The Ruby Mountains and Remote Nevada
The Ruby Mountains in Elko County in northeastern Nevada — locally called “the Rubies” — are one of the great undiscovered alpine ranges in the American West, a fault-block mountain range that rises to 11,387 feet at Ruby Dome and contains 36-mile-long Ruby Lake National Wildlife Refuge (one of the most important waterfowl habitats in the Great Basin), stunning glacially carved cirques accessible via the Ruby Crest National Recreation Trail, and heli-skiing terrain operated by Ruby Mountains Heli-Experience that draws powder skiers from across the West. The Ruby Mountains Scenic Drive from Lamoille south to the Overland Lake trailhead provides access to terrain that receives fewer annual visitors than most Colorado fourteeners, despite comparable alpine quality. For Nevada residents willing to invest the drive from Las Vegas (5 hours) or Reno (4 hours), the Rubies provide genuine wilderness adventure without the crowds that define more famous western ranges.

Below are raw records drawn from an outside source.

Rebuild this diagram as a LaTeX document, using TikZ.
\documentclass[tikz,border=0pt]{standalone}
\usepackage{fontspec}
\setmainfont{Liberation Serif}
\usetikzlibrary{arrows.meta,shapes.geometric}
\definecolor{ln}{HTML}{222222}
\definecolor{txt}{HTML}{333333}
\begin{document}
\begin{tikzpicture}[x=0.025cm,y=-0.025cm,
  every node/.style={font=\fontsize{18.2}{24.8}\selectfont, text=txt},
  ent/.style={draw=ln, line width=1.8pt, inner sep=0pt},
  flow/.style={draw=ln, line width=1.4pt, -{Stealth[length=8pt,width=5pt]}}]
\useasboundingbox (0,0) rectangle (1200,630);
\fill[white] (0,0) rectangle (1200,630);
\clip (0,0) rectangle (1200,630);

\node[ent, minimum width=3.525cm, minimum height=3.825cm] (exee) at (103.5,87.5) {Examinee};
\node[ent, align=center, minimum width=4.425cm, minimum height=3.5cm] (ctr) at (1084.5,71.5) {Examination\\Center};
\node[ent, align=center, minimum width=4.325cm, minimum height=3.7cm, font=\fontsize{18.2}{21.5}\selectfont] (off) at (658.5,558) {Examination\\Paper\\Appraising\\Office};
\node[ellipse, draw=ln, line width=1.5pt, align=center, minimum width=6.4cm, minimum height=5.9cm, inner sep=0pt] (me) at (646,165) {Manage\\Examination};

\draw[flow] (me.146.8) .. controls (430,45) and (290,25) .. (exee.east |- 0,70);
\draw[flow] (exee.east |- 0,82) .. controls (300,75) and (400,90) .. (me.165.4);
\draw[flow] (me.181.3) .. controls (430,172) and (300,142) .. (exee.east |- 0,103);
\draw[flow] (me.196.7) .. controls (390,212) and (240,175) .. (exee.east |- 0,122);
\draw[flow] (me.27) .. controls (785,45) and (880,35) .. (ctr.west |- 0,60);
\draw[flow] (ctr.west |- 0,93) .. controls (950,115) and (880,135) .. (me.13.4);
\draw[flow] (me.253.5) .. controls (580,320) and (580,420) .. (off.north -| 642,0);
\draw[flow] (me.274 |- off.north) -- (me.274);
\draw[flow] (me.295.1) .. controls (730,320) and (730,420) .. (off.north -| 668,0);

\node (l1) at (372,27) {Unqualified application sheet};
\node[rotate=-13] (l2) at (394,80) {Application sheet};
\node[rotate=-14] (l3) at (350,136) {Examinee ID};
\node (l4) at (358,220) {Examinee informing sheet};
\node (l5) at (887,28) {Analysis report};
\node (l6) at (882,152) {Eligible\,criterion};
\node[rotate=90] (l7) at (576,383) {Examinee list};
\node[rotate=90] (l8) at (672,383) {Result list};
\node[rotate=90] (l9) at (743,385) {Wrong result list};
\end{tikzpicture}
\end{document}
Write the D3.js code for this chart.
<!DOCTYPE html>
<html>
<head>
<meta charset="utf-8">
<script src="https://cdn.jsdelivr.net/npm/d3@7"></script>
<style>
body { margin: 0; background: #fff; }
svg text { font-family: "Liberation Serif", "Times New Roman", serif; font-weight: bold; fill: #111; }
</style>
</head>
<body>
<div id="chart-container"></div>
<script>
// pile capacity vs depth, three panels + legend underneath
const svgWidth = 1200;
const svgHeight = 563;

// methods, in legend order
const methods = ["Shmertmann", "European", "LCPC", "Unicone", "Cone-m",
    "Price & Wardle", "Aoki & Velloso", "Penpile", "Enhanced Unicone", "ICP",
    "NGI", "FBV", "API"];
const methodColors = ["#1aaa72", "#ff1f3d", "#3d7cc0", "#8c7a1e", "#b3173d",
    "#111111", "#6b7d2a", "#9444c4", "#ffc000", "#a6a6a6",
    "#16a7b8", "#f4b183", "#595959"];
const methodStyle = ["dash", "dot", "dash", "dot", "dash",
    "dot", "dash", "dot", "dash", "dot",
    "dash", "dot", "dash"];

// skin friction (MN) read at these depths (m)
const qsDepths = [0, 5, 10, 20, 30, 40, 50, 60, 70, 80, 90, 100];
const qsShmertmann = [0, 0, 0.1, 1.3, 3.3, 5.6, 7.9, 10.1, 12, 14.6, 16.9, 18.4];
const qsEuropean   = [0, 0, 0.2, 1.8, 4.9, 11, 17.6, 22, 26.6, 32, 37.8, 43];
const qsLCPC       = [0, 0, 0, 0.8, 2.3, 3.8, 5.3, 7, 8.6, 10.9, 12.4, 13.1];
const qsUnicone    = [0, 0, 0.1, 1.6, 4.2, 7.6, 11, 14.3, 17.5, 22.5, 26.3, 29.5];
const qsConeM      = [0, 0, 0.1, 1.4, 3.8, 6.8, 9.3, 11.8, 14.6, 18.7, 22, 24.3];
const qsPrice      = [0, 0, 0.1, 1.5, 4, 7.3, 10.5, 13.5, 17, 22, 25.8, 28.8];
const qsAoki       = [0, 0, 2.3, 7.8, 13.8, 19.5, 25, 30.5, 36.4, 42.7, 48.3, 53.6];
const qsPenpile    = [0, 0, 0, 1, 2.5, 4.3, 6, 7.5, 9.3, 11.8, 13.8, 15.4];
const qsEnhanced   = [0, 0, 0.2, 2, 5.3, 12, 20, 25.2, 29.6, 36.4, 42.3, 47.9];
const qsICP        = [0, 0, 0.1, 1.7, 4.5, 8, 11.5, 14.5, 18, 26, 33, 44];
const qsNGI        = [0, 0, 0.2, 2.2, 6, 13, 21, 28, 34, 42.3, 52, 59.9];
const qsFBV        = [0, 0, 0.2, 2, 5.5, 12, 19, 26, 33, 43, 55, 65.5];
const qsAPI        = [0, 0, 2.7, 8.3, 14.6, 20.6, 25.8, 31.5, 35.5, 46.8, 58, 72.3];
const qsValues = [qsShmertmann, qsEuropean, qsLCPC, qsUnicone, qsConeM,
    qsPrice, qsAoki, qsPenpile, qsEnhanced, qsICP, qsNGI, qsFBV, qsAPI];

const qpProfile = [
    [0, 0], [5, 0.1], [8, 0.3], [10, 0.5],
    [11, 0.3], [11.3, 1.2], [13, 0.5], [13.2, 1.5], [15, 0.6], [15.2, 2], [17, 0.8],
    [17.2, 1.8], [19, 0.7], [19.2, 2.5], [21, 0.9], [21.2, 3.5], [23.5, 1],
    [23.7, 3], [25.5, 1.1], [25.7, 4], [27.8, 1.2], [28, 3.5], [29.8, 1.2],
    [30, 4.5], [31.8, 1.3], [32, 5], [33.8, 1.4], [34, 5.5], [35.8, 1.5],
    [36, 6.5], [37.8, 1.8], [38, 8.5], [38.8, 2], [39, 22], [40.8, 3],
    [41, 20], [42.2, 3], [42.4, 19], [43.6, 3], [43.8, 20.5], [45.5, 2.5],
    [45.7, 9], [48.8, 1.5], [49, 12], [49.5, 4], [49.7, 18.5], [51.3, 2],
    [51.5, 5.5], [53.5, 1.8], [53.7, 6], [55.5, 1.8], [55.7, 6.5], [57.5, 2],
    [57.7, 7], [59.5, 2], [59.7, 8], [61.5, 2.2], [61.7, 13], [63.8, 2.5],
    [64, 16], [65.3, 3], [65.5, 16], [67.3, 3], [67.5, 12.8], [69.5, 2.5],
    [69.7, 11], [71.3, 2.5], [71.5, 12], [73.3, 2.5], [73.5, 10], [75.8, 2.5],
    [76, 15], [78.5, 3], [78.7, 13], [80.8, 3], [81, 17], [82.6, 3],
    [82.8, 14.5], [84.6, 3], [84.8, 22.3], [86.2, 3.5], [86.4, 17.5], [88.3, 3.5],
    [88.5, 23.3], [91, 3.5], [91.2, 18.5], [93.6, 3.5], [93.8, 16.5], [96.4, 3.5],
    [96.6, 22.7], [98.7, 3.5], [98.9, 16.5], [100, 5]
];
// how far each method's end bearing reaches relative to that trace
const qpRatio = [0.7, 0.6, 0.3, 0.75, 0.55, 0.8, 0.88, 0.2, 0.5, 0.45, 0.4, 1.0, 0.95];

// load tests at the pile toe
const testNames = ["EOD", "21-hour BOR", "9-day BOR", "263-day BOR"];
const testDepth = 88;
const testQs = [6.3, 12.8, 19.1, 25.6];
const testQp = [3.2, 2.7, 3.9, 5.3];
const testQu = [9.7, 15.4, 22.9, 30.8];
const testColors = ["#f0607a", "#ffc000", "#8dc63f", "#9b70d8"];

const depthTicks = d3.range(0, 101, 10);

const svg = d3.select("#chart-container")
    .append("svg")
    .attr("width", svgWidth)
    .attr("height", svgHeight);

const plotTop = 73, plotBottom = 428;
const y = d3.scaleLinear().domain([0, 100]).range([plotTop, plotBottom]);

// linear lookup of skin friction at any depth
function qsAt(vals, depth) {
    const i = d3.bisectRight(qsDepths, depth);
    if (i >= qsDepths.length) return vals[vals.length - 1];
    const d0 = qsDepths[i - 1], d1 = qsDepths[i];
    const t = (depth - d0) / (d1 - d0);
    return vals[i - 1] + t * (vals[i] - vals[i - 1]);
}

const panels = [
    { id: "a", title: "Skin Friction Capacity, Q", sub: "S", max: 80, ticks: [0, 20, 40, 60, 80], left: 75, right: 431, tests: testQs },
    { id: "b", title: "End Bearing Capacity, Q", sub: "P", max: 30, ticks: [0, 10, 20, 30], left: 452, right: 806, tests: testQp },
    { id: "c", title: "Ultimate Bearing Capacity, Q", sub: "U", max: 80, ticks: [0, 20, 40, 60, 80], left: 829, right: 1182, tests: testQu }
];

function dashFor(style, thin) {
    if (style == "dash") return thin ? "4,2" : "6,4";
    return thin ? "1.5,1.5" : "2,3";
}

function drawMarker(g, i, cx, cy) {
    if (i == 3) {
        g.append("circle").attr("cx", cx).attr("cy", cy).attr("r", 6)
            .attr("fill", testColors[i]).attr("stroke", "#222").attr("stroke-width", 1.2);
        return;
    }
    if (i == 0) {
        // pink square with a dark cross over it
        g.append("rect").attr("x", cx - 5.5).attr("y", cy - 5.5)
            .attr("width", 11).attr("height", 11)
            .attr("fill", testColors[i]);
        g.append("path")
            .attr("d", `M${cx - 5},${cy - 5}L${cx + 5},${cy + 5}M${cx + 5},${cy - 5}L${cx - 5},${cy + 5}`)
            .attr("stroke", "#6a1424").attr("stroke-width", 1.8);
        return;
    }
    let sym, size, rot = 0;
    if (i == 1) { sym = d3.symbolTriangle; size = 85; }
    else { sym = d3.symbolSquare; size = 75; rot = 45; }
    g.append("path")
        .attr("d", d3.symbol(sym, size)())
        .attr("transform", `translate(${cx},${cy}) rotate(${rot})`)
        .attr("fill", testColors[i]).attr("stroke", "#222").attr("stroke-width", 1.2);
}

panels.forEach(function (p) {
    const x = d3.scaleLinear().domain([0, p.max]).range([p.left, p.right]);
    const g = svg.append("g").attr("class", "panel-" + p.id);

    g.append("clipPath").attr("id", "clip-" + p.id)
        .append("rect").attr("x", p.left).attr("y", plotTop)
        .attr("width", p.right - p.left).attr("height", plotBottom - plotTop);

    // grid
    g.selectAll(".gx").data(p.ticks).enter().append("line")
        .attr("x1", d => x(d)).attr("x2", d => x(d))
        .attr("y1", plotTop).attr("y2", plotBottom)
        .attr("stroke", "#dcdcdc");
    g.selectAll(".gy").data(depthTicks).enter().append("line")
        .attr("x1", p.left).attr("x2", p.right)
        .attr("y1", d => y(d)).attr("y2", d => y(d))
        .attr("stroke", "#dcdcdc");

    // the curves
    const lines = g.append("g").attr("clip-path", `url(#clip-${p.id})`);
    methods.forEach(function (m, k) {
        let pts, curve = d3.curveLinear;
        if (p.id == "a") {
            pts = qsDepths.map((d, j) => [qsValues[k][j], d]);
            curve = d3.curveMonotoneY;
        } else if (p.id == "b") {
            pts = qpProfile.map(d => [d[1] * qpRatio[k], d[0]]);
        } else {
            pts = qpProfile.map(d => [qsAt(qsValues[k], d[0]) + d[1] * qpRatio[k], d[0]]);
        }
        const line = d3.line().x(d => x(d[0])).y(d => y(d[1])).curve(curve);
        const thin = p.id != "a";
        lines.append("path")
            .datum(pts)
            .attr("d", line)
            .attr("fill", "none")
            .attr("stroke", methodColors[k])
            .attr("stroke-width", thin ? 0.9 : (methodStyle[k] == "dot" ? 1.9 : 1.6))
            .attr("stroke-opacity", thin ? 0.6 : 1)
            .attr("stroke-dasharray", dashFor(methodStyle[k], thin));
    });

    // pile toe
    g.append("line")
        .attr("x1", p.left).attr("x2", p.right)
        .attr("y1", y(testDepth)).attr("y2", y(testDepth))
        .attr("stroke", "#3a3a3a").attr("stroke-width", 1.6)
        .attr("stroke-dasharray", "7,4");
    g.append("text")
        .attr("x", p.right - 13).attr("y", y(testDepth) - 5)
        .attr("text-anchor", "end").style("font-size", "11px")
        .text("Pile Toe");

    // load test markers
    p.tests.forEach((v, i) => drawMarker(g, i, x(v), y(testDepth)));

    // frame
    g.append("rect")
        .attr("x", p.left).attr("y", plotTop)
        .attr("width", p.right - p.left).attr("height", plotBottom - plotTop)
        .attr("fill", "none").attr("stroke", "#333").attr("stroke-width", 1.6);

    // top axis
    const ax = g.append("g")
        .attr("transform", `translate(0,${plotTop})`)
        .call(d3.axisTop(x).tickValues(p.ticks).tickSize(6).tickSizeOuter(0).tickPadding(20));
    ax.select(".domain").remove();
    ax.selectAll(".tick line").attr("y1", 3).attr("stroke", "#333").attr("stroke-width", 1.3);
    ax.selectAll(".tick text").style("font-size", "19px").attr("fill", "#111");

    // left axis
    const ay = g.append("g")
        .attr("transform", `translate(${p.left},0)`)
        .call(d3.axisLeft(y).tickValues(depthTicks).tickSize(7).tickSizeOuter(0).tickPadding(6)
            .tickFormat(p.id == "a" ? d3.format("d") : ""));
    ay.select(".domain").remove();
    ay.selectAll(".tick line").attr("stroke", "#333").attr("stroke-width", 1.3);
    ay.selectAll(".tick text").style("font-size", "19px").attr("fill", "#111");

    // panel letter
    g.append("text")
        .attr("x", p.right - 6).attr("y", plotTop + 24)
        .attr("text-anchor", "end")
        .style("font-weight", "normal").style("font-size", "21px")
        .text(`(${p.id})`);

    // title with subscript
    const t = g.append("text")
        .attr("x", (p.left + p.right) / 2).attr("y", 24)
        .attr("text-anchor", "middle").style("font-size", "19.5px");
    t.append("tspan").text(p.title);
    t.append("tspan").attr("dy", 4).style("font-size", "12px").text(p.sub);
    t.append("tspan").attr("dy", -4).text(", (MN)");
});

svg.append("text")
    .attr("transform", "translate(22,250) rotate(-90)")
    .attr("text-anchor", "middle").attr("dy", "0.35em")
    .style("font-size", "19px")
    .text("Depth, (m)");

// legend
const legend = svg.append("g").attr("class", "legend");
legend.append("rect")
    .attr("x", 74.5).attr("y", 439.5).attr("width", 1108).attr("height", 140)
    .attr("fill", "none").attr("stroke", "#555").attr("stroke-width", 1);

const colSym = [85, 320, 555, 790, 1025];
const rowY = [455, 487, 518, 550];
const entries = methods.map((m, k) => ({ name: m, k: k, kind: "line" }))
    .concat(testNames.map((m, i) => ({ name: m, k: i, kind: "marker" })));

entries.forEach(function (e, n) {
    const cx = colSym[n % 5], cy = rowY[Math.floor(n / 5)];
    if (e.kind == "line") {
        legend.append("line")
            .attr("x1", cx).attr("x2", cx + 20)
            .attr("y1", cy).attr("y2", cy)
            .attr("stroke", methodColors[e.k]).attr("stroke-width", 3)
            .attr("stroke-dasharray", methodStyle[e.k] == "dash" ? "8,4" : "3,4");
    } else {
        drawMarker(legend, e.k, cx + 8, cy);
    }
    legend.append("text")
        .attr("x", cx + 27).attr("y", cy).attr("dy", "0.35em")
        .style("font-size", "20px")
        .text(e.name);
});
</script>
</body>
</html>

Hoover Dam and the Colorado River
Hoover Dam, 35 miles southeast of Las Vegas on the Nevada-Arizona border, is one of the most significant engineering achievements in American history — a 726-foot concrete arch-gravity dam built between 1931 and 1936 that created Lake Mead and provided the Colorado River water and hydroelectric power that made the modern American Southwest possible. The dam receives 7 million visitors annually (making it one of the most visited attractions in the American West), with guided tours of the dam’s power generation facilities providing genuine insight into the scale of the construction achievement. The Black Canyon Water Trail below Hoover Dam — a guided or self-guided kayak journey through Black Canyon along the Colorado River — provides an outdoor counterpart to the dam tour, navigating through basalt canyon walls past natural hot springs that seep through the canyon walls.